Privacy Protections for Your Biometric Data

The selfie and facial comparison data collected during IAL2 proofing are sensitive biometric information, and NIST imposes specific requirements on how credential service providers handle it. Under SP 800-63-4, providers must obtain your consent before collecting biometric data and before recording any identity proofing session. They must also publish detailed, publicly available information about how they process biometric data.18National Institute of Standards and Technology. NIST Special Publication 800-63A – Privacy Considerations

NIST doesn’t mandate a single universal retention period for biometric data. Instead, providers must conduct a privacy risk assessment and implement data minimization practices — collecting only what is necessary for the proofing service and limiting retention to what is justified.19National Institute of Standards and Technology. NIST Special Publication 800-63B – Privacy Considerations Using biometric data for purposes beyond identity proofing, authentication, fraud prevention, or legal compliance creates privacy risks that the provider must justify and mitigate.
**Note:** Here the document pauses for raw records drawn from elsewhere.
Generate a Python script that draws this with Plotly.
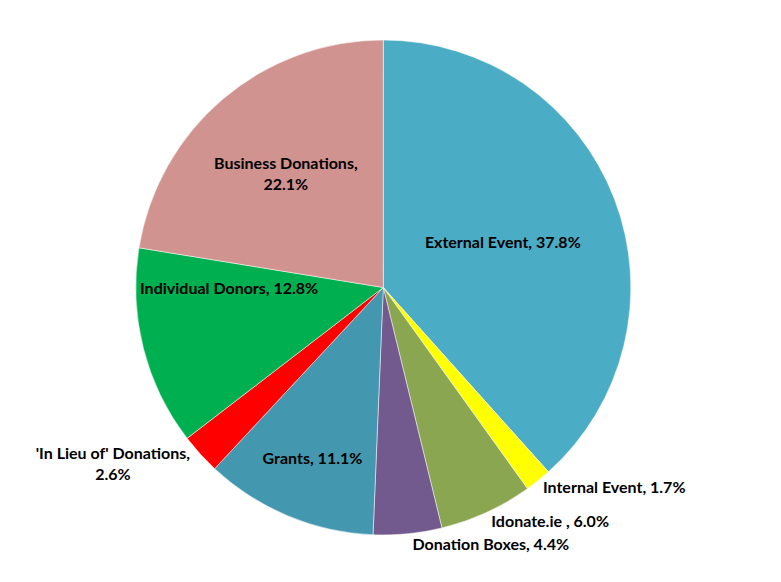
import plotly.graph_objects as go

# fundraising sources, clockwise from 12 o'clock
sources = ["External Event", "Internal Event", "Idonate.ie ", "Donation Boxes",
           "Grants", "'In Lieu of' Donations", "Individual Donors", "Business Donations"]
shares = [37.8, 1.7, 6.0, 4.4, 11.1, 2.6, 12.8, 22.1]
label_text = ["External Event, 37.8%", "Internal Event, 1.7%", "Idonate.ie , 6.0%",
              "Donation Boxes, 4.4%", "Grants, 11.1%", "'In Lieu of' Donations,<br>2.6%",
              "Individual Donors, 12.8%", "Business Donations,<br>22.1%"]
positions = ["inside", "outside", "outside", "outside",
             "inside", "outside", "inside", "inside"]
colours = ["#4BACC6", "#FFFF00", "#8BA650", "#725A8F",
           "#4398B0", "#FF0000", "#00B050", "#D09390"]

fig = go.Figure(go.Pie(
    labels=sources,
    values=shares,
    text=label_text,
    texttemplate="%{text}",
    textposition=positions,
    insidetextorientation="horizontal",
    sort=False,
    direction="clockwise",
    rotation=0,
    domain=dict(x=[0, 0.778], y=[0, 1]),
    marker=dict(colors=colours, line=dict(color="white", width=0.5)),
    textfont=dict(family="Lato", size=16, color="black", weight="bold"),
    hoverinfo="label+percent",
    showlegend=False,
))

fig.update_layout(
    width=781,
    height=582,
    paper_bgcolor="white",
    plot_bgcolor="white",
    margin=dict(l=0, r=0, t=32, b=55),
)

fig.write_html("out.html")
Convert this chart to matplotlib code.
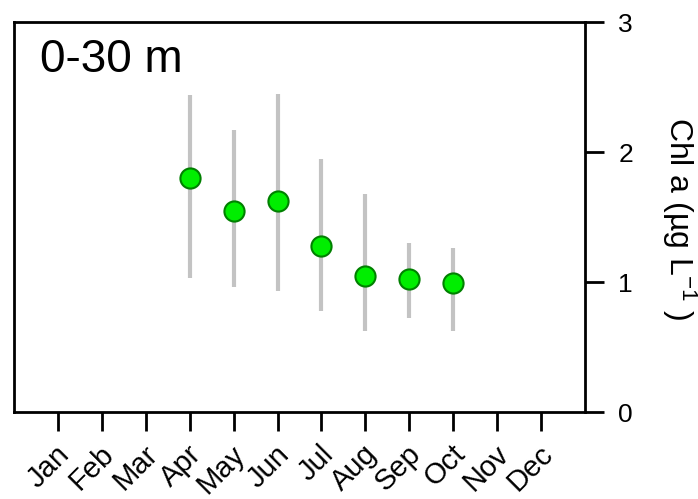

For federal providers specifically, collecting and storing biometrics triggers requirements under the Privacy Act of 1974 and the E-Government Act of 2002, including mandatory Privacy Impact Assessments and public System of Records Notices.

Providers must also maintain what NIST calls “manageability” — the ability for individuals to manage their personal information, including requesting deletion. The practical reach of this right varies by provider and agency. If you’ve completed verification and want to understand what data is retained and how to request its removal, check the provider’s published privacy policy, which NIST requires to be publicly accessible.